**Written task:**
Repeat, exactly and only, the lines from the beginning of the data through the line with "(0,0) rectangle (600,400);". Pictures are left out.

Records excerpted from a collection:
Start

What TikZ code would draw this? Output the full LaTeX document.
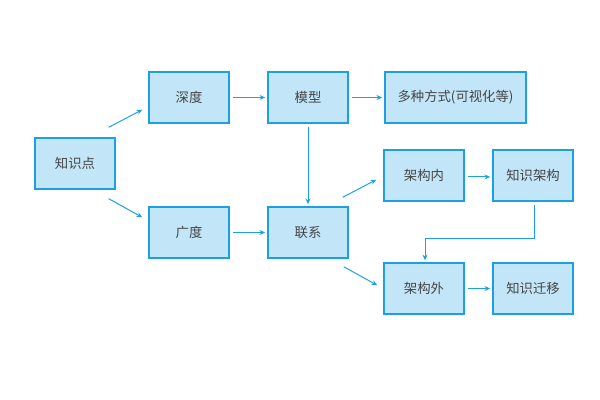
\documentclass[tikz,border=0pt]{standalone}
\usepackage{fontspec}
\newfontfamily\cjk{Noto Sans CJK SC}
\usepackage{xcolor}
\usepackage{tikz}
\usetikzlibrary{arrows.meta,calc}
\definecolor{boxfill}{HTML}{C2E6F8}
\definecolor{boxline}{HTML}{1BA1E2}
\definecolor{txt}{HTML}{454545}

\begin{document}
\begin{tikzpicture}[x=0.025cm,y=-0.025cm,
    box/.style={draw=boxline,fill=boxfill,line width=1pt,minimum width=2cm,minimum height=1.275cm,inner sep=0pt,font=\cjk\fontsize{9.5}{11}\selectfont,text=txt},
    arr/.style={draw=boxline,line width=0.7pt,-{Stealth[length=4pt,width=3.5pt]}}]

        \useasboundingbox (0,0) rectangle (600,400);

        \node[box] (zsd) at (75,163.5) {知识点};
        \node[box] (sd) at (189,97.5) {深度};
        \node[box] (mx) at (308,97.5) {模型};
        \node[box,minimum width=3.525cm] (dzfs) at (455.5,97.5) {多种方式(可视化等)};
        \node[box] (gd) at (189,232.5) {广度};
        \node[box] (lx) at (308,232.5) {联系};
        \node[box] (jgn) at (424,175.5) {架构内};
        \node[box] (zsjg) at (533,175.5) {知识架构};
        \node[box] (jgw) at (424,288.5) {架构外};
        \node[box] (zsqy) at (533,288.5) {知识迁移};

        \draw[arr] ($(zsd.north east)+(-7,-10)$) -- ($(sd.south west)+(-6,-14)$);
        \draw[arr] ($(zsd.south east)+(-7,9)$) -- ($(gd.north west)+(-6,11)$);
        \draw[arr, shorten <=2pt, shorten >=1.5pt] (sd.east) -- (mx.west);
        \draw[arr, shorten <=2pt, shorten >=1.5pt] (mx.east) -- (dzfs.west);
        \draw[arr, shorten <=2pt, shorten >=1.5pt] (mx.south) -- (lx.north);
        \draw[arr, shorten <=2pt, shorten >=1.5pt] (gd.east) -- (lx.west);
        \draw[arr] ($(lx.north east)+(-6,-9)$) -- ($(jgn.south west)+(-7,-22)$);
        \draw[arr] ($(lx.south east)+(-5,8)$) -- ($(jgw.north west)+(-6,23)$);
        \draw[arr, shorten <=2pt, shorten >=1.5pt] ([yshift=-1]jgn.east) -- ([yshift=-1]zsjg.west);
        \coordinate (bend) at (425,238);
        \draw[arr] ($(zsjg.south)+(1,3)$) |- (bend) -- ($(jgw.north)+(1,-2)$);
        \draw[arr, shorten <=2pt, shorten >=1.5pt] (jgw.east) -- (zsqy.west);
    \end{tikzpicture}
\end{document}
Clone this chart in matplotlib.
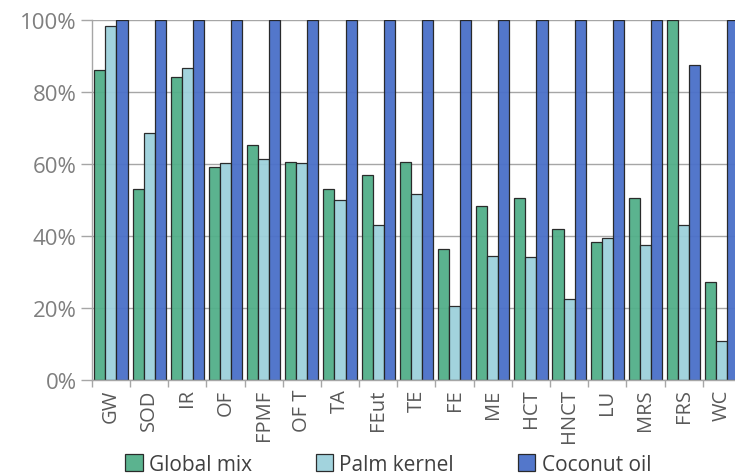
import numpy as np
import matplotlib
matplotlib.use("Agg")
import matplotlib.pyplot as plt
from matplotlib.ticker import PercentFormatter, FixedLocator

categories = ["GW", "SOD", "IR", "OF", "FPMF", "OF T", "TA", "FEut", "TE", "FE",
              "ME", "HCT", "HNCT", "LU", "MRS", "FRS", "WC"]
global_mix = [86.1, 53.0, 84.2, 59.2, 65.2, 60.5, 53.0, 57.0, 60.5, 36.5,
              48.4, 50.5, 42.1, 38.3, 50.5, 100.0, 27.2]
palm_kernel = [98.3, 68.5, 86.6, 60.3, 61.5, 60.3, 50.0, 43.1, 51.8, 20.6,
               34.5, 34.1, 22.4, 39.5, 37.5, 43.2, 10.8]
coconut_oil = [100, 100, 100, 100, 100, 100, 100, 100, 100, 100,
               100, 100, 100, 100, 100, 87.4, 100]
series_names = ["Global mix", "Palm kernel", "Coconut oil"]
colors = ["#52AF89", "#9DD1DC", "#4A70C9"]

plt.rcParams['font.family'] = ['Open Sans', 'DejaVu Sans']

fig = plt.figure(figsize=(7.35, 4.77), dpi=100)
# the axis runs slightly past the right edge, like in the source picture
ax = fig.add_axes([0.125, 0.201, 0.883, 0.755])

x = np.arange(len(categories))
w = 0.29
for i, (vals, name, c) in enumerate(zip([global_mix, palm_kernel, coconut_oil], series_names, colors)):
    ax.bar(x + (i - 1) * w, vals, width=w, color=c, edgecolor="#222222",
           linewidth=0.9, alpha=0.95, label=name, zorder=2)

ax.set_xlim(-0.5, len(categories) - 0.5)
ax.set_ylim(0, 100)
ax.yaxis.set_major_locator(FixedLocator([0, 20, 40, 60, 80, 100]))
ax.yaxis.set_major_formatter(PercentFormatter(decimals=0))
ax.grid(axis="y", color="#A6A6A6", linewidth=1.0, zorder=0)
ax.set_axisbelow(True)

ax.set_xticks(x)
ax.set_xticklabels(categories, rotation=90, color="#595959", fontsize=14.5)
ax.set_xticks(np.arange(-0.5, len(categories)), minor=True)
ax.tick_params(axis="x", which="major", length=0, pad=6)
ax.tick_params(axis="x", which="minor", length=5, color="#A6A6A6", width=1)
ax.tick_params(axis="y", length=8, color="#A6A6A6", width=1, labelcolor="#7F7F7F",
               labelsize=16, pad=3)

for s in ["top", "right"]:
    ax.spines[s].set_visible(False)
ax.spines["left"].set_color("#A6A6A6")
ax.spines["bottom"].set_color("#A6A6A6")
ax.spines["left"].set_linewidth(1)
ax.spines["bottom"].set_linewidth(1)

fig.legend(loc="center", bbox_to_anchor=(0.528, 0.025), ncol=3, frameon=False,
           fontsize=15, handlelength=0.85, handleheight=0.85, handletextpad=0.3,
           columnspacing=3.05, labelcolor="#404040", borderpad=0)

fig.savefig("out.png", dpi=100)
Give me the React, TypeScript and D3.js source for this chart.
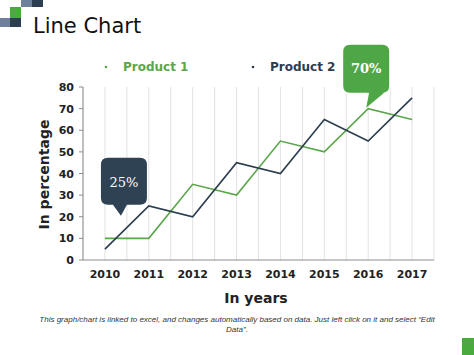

End

**Solution to this problem:**
What TikZ code would draw this? Output the full LaTeX document.
\documentclass[tikz,border=0pt]{standalone}
\usepackage{fontspec}
\newfontfamily\cjk{Noto Sans CJK SC}
\usepackage{xcolor}
\usepackage{tikz}
\usetikzlibrary{arrows.meta,calc}
\definecolor{boxfill}{HTML}{C2E6F8}
\definecolor{boxline}{HTML}{1BA1E2}
\definecolor{txt}{HTML}{454545}

\begin{document}
\begin{tikzpicture}[x=0.025cm,y=-0.025cm,
    box/.style={draw=boxline,fill=boxfill,line width=1pt,minimum width=2cm,minimum height=1.275cm,inner sep=0pt,font=\cjk\fontsize{9.5}{11}\selectfont,text=txt},
    arr/.style={draw=boxline,line width=0.7pt,-{Stealth[length=4pt,width=3.5pt]}}]

        \useasboundingbox (0,0) rectangle (600,400);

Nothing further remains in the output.